Paper EH-MoE3
Carbon Capture by Metal Oxides: Unleashing the Potential of the (111) Facet

Monday, December 3, 2018, 6:20 pm, Room Naupaka Salon 6-7

Carbon capture, utilisation and storage is a portfolio of processes to combat climate change. The capacity of sorbents proposed for low temperature carbon capture is entirely limited to surface interaction, resulting in a race to produce ever increasing surface areas - exemplified by metal-organic frameworks.
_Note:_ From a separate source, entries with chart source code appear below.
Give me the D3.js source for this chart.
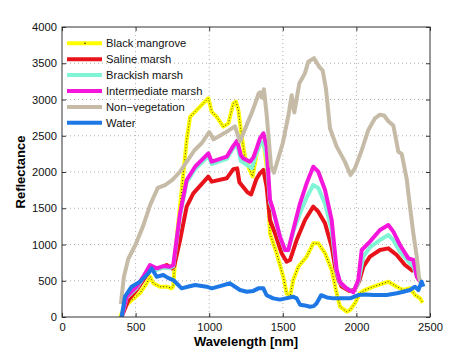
<!DOCTYPE html>
<html><head><meta charset="utf-8">
<script src="https://cdn.jsdelivr.net/npm/d3@7"></script>
<style>body{margin:0;background:#fff}svg{display:block}text{font-family:"Liberation Sans",Arial,sans-serif}</style>
</head><body><svg id="c" width="474" height="356"></svg>
<script>
const xTicks = [0, 500, 1000, 1500, 2000, 2500];
const yTicks = [0, 500, 1000, 1500, 2000, 2500, 3000, 3500, 4000];
const seriesNames = ["Black mangrove", "Saline marsh", "Brackish marsh", "Intermediate marsh", "Non\u2212vegetation", "Water"];

const mangroveWl = [395,420,450,500,530,575,600,620,666,711,745,755,780,813,847,870,915,971,994,1017,1051,1096,1130,1164,1182,1198,1221,1243,1270,1295,1330,1370,1395,1413,1458,1503,1526,1549,1571,1605,1662,1707,1741,1787,1832,1866,1889,1934,1957,1990,2024,2058,2115,2217,2274,2319,2364,2398,2432,2450];
const mangroveVal = [0,120,190,280,330,465,556,465,418,418,395,420,1100,1750,2440,2760,2855,2970,3017,2830,2760,2625,2670,2947,2970,2855,2490,2210,2050,1940,2340,2420,2000,1150,880,556,327,280,510,694,832,1017,1017,880,648,327,142,73,97,189,327,372,418,487,418,372,396,303,258,197];

const salineWl = [405,451,507,552,598,666,711,745,762,802,847,892,994,1017,1119,1164,1190,1205,1220,1260,1285,1320,1345,1368,1390,1413,1447,1492,1526,1549,1594,1651,1707,1741,1787,1832,1855,1878,1900,1950,1990,2020,2047,2092,2160,2217,2274,2330,2387];
const salineVal = [0,234,372,510,648,671,717,671,700,1062,1522,1706,1936,1867,1913,2040,2050,1860,1821,1720,1690,1900,1982,2028,1800,1338,1155,879,763,786,1062,1338,1522,1453,1292,970,694,510,420,360,380,500,694,832,924,947,855,717,630];

const brackishWl = [405,439,507,552,598,643,688,734,756,802,847,904,994,1017,1119,1164,1190,1215,1255,1289,1320,1345,1368,1390,1413,1435,1481,1515,1537,1571,1617,1662,1707,1741,1787,1832,1866,1889,1930,1979,2013,2047,2092,2160,2217,2251,2296,2353,2387,2421];
const brackishVal = [0,270,400,540,700,650,680,675,700,1400,1860,2040,2220,2110,2180,2330,2380,2150,2100,2050,2250,2380,2420,2200,1580,1460,1100,920,920,1180,1430,1650,1820,1780,1560,1200,620,470,400,350,480,832,960,1062,1131,1060,901,763,694,510];

const interWl = [405,439,507,552,598,643,688,734,756,802,847,904,994,1017,1119,1164,1190,1215,1232,1277,1300,1323,1345,1368,1390,1413,1435,1481,1515,1537,1571,1617,1662,1707,1741,1787,1832,1866,1889,1930,1979,2013,2036,2092,2160,2217,2251,2296,2353,2387,2410,2432];
const interVal = [0,280,418,556,717,671,703,694,717,1430,1890,2073,2257,2142,2211,2360,2430,2230,2188,2142,2200,2330,2464,2534,2349,1614,1476,1108,924,924,1200,1568,1844,2073,2004,1752,1338,648,480,400,340,510,924,1039,1200,1269,1177,993,809,786,556,487];

const nonvegWl = [400,420,450,500,550,600,650,700,750,800,850,900,950,1000,1030,1107,1175,1209,1255,1290,1315,1335,1345,1355,1372,1390,1420,1440,1500,1540,1560,1578,1612,1650,1673,1712,1748,1771,1793,1821,1866,1920,1960,1990,2036,2081,2126,2160,2188,2217,2251,2285,2308,2342,2364,2387,2410,2425,2445];
const nonvegVal = [180,550,800,1000,1250,1550,1780,1820,1890,2000,2150,2300,2400,2550,2450,2540,2630,2420,2650,2820,2960,3080,3100,3030,3140,2800,2080,1990,2400,2800,3060,2820,3220,3360,3520,3570,3450,3400,3150,2600,2350,2150,1960,2050,2300,2580,2740,2790,2780,2700,2640,2280,2250,1900,1520,1150,830,550,420];

const waterWl = [405,428,473,530,586,609,643,688,720,756,813,860,904,983,1017,1080,1141,1209,1255,1300,1334,1368,1390,1435,1481,1520,1571,1594,1617,1650,1685,1710,1730,1760,1800,1843,1923,1957,2013,2060,2115,2205,2274,2319,2364,2398,2421,2443,2455];
const waterVal = [0,280,418,487,602,671,556,579,540,510,395,420,441,418,395,430,465,372,349,360,395,395,300,257,240,257,280,257,170,160,142,150,189,300,270,257,257,257,303,310,303,303,327,349,372,418,372,487,418];

const series = [
  {name: seriesNames[0], wl: mangroveWl, val: mangroveVal, color: "#ffff00", dotted: true},
  {name: seriesNames[1], wl: salineWl, val: salineVal, color: "#e8121b"},
  {name: seriesNames[2], wl: brackishWl, val: brackishVal, color: "#7ff5d6"},
  {name: seriesNames[3], wl: interWl, val: interVal, color: "#f516dc"},
  {name: seriesNames[4], wl: nonvegWl, val: nonvegVal, color: "#c5bba6"},
  {name: seriesNames[5], wl: waterWl, val: waterVal, color: "#1d78e6"}
];

const svg = d3.select("#c");
const L = 62, R = 430, T = 27, B = 317;
const x = d3.scaleLinear().domain([0, 2500]).range([L, R]);
const y = d3.scaleLinear().domain([0, 4000]).range([B, T]);

// grid
const g = svg.append("g");
g.selectAll("line.vx").data(xTicks.slice(1, -1)).join("line")
  .attr("x1", d => x(d)).attr("x2", d => x(d)).attr("y1", T).attr("y2", B)
  .attr("stroke", "#b0b0b0").attr("stroke-width", 1).attr("stroke-dasharray", "1,3");
g.selectAll("line.hy").data(yTicks.slice(1, -1)).join("line")
  .attr("x1", L).attr("x2", R).attr("y1", d => y(d)).attr("y2", d => y(d))
  .attr("stroke", "#b0b0b0").attr("stroke-width", 1).attr("stroke-dasharray", "1,3");

// lines
svg.append("clipPath").attr("id", "pc").append("rect")
  .attr("x", L).attr("y", T).attr("width", R - L).attr("height", B - T);
const line = d3.line().x(d => x(d[0])).y(d => y(d[1]));
const lg = svg.append("g").attr("clip-path", "url(#pc)");
series.forEach(s => {
  const pts = s.wl.map((w, i) => [w, s.val[i]]);
  lg.append("path").attr("d", line(pts)).attr("fill", "none")
    .attr("stroke", s.color).attr("stroke-width", 4).attr("stroke-linejoin", "round");
  if (s.dotted) {
    lg.append("path").attr("d", line(pts)).attr("fill", "none")
      .attr("stroke", "#222").attr("stroke-width", 0.9).attr("stroke-dasharray", "1,2");
  }
});

// axes
const ax = svg.append("g").attr("transform", `translate(0,${B})`)
  .call(d3.axisBottom(x).tickValues(xTicks).tickSize(-4).tickPadding(6).tickFormat(d3.format("d")));
const ay = svg.append("g").attr("transform", `translate(${L},0)`)
  .call(d3.axisLeft(y).tickValues(yTicks).tickSize(-4).tickPadding(5).tickFormat(d3.format("d")));
const axT = svg.append("g").attr("transform", `translate(0,${T})`)
  .call(d3.axisTop(x).tickValues(xTicks).tickSize(-4).tickFormat(""));
const ayR = svg.append("g").attr("transform", `translate(${R},0)`)
  .call(d3.axisRight(y).tickValues(yTicks).tickSize(-4).tickFormat(""));
[ax, ay, axT, ayR].forEach(a => {
  a.select(".domain").remove();
  a.selectAll("line").attr("stroke", "#333");
  a.selectAll("text").attr("font-size", 11.2).attr("fill", "#111")
    .style("font-family", '"Liberation Sans", Arial, sans-serif');
});
svg.append("rect").attr("x", L).attr("y", T).attr("width", R - L).attr("height", B - T)
  .attr("fill", "none").attr("stroke", "#333").attr("stroke-width", 1);

// labels
svg.append("text").attr("x", (L + R) / 2).attr("y", 346).attr("text-anchor", "middle")
  .attr("font-size", 13).attr("font-weight", "bold").text("Wavelength [nm]");
svg.append("text").attr("transform", `translate(25,${(T + B) / 2}) rotate(-90)`)
  .attr("text-anchor", "middle").attr("font-size", 13).attr("font-weight", "bold").text("Reflectance");

// legend (transparent, grid shows through)
const leg = svg.append("g");
series.forEach((s, i) => {
  const yy = 43.3 + i * 15.9;
  leg.append("line").attr("x1", 67).attr("x2", 102).attr("y1", yy).attr("y2", yy)
    .attr("stroke", s.color).attr("stroke-width", 4);
  if (s.dotted) {
    leg.append("circle").attr("cx", 85).attr("cy", yy).attr("r", 0.8).attr("fill", "#222");
  }
  leg.append("text").attr("x", 106).attr("y", yy + 4).attr("font-size", 11.2).attr("fill", "#111").text(s.name);
});
</script></body></html>
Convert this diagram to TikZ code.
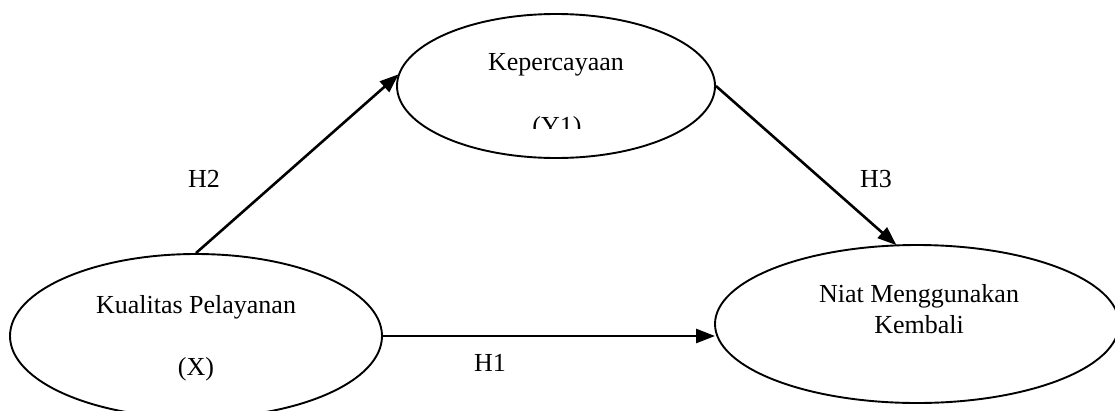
\documentclass[tikz,border=0pt]{standalone}
\usepackage{fontspec}
\setmainfont{Liberation Serif}
\usetikzlibrary{arrows.meta,shapes.geometric}

\tikzset{
  construct/.style={draw=black, line width=1.9pt, ellipse, inner sep=0pt},
  caption/.style={font=\fontsize{26}{30}\selectfont, inner sep=0pt, anchor=base},
  path/.style={draw=black, line width=2.6pt,
    -{Triangle[length=19pt,width=14pt]}, shorten >=-1pt}
}

\begin{document}
\begin{tikzpicture}[x=1pt, y=-1pt]
  \useasboundingbox (0,0) rectangle (1115,410);
  \clip (0,0) rectangle (1115,410);

  % latent constructs
  \node[construct, minimum width=318pt, minimum height=144pt] (y1) at (556,86) {};
  \node[construct, minimum width=372pt, minimum height=164pt] (x) at (196,336) {};
  \node[construct, minimum width=404pt, minimum height=158pt] (z) at (917,324) {};

  % construct labels
  \node[caption] (ty1) at (556,70) {Kepercayaan};
  \begin{scope}
    \clip (397,0) rectangle (715,128);
    \node[caption] (ty1b) at (557,134) {(Y1)};
  \end{scope}
  \node[caption] (tx1) at (196,313) {Kualitas Pelayanan};
  \node[caption] (tx2) at (196,375) {(X)};
  \node[caption] (tz1) at (919,302) {Niat Menggunakan};
  \node[caption] (tz2) at (919,333) {Kembali};

  % hypothesised paths
  \draw[path] (x.north) -- (y1.176);
  \draw[path] (y1.east) -- (z.105);
  \draw[path] (x.east) -- (x.east -| z.west);

  % hypothesis labels
  \node[caption] (h2) at (204,187) {H2};
  \node[caption] (h3) at (876,187) {H3};
  \node[caption] (h1) at (490,371) {H1};
\end{tikzpicture}
\end{document}
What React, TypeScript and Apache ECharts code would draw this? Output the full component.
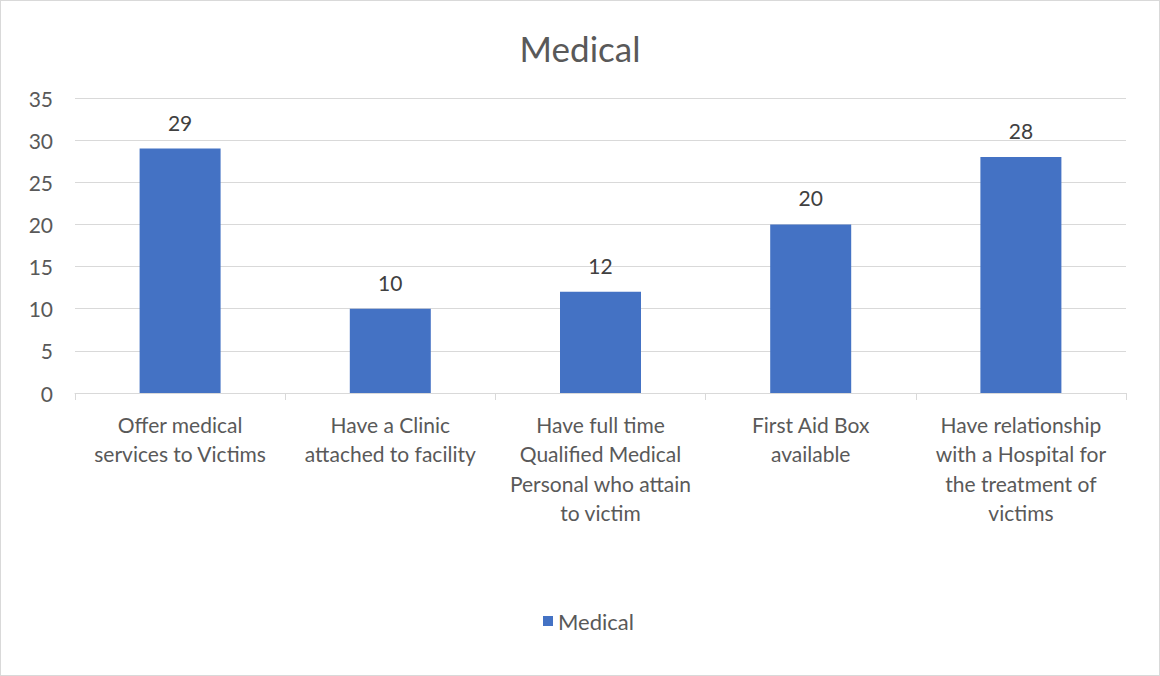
import React, { useEffect, useRef } from "react";
import * as echarts from "echarts";

const categories = [
  "Offer medical\nservices to Victims",
  "Have a Clinic\nattached to facility",
  "Have full time\nQualified Medical\nPersonal who attain\nto victim",
  "First Aid Box\navailable",
  "Have relationship\nwith a Hospital for\nthe treatment of\nvictims",
];
const medicalValues = [29, 10, 12, 20, 28];
const seriesName = "Medical";
const chartTitle = "Medical";

const FONT = "Lato, 'Open Sans', sans-serif";
const TEXT = "#595959";

export default function App() {
  const ref = useRef<HTMLDivElement>(null);

  useEffect(() => {
    document.body.style.margin = "0";
    if (!ref.current) return;
    const chart = echarts.init(ref.current, undefined, { renderer: "svg" });
    chart.setOption({
      animation: false,
      backgroundColor: "#ffffff",
      title: {
        text: chartTitle,
        left: "center",
        top: 24,
        textStyle: { fontFamily: FONT, fontSize: 35, fontWeight: "normal", color: TEXT },
      },
      legend: {
        data: [seriesName],
        bottom: 38,
        left: 537,
        icon: "rect",
        itemWidth: 10,
        itemHeight: 10,
        itemGap: 9,
        textStyle: { fontFamily: FONT, fontSize: 22, color: TEXT },
      },
      grid: { left: 74, right: 33, top: 97, bottom: 282, containLabel: false },
      xAxis: {
        type: "category",
        data: categories,
        axisLine: { lineStyle: { color: "#d9d9d9", width: 1 } },
        axisTick: { show: true, length: 7, lineStyle: { color: "#d9d9d9" } },
        axisLabel: {
          interval: 0,
          margin: 17,
          fontFamily: FONT,
          fontSize: 21,
          lineHeight: 29.3,
          color: TEXT,
        },
      },
      yAxis: {
        type: "value",
        min: 0,
        max: 35,
        interval: 5,
        axisLine: { show: false },
        axisTick: { show: false },
        splitLine: { lineStyle: { color: "#d9d9d9", width: 1 } },
        axisLabel: { fontFamily: FONT, fontSize: 21, color: TEXT, margin: 22 },
      },
      series: [
        {
          name: seriesName,
          type: "bar",
          data: medicalValues,
          barWidth: 81,
          itemStyle: { color: "#4472c4" },
          label: {
            show: true,
            position: "top",
            distance: 16,
            fontFamily: FONT,
            fontSize: 21,
            color: "#404040",
          },
        },
      ],
    });
    return () => chart.dispose();
  }, []);

  return (
    <div
      style={{
        position: "absolute",
        left: 0,
        top: 0,
        width: 1160,
        height: 676,
        boxSizing: "border-box",
        border: "1px solid #d9d9d9",
        background: "#fff",
      }}
    >
      <div ref={ref} style={{ width: 1158, height: 674 }} />
    </div>
  );
}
Metal oxides have a diverse range of electronic and physical properties that make them useful for a variety of applications such as semiconductors in diodes, electro- and thermo-chromics, catalysis and Li ion batteries --to name a few. One of the simplest structures of metal oxides is the rock-salt structure that are face-centered cubic crystals with the metal ion surrounded by six nearest-neighbor oxygen ions and vice versa. Amongst the rock-salt metal oxides, MgO is the most widely studied and is the second most abundant compound in the Earth’s crust at 35% (behind silica which is 42%). ¹ Due to surface area reduction by sintering, solid metal oxides generally exhibit reduced adsorption capacity for carbon capture following high temperature exposure.

The preponderance of literature studies involving the properties of metal oxides has been conducted on the (100) surface because this surface is the most readily obtained and most thermodynamically stable form for most rock-salt metal oxides. The (100) surface is a checkerboard of alternating metal cations and oxygen anions. While most methods produce materials dominated by (100) surfaces, decomposition of metal hydroxides such as Mg(OH)₂can initially yield materials with hydroxylated (111) surfaces via topotactic dehydration. ^1-3 Following the development of techniques that allow for the deliberate preparation of materials with primarily (110) and (111) surfaces, came interest in potentially new properties of these surfaces. ^{4, 5}

The (111) facet of MgO however, exhibits a high concentration of low coordinate sites. ^{4, 5} In recent work, MgO(111) nanosheets displayed high capacity for CO₂, as well as a ≈ 65% increase in capacity despite a ≈ 30% reduction in surface area following sintering (0.77 mmol g^-1@ 227 m²g^-1vs 1.28 mmol g^-1@ 154 m²g^-1). ⁶ These results, unique to MgO(111) suggest intrinsic differences in the effects of sintering on basic site retention. Spectroscopic and computational investigations provided a new structure-activity insight; the importance of high temperature activation to unleash the capacity of the polar (111) facet of MgO. In summary, we present the first example of a faceted sorbent for carbon capture and challenge the assumption that sintering is necessarily a negative process; here we leverage high temperature conditions for facet-dependent surface activation.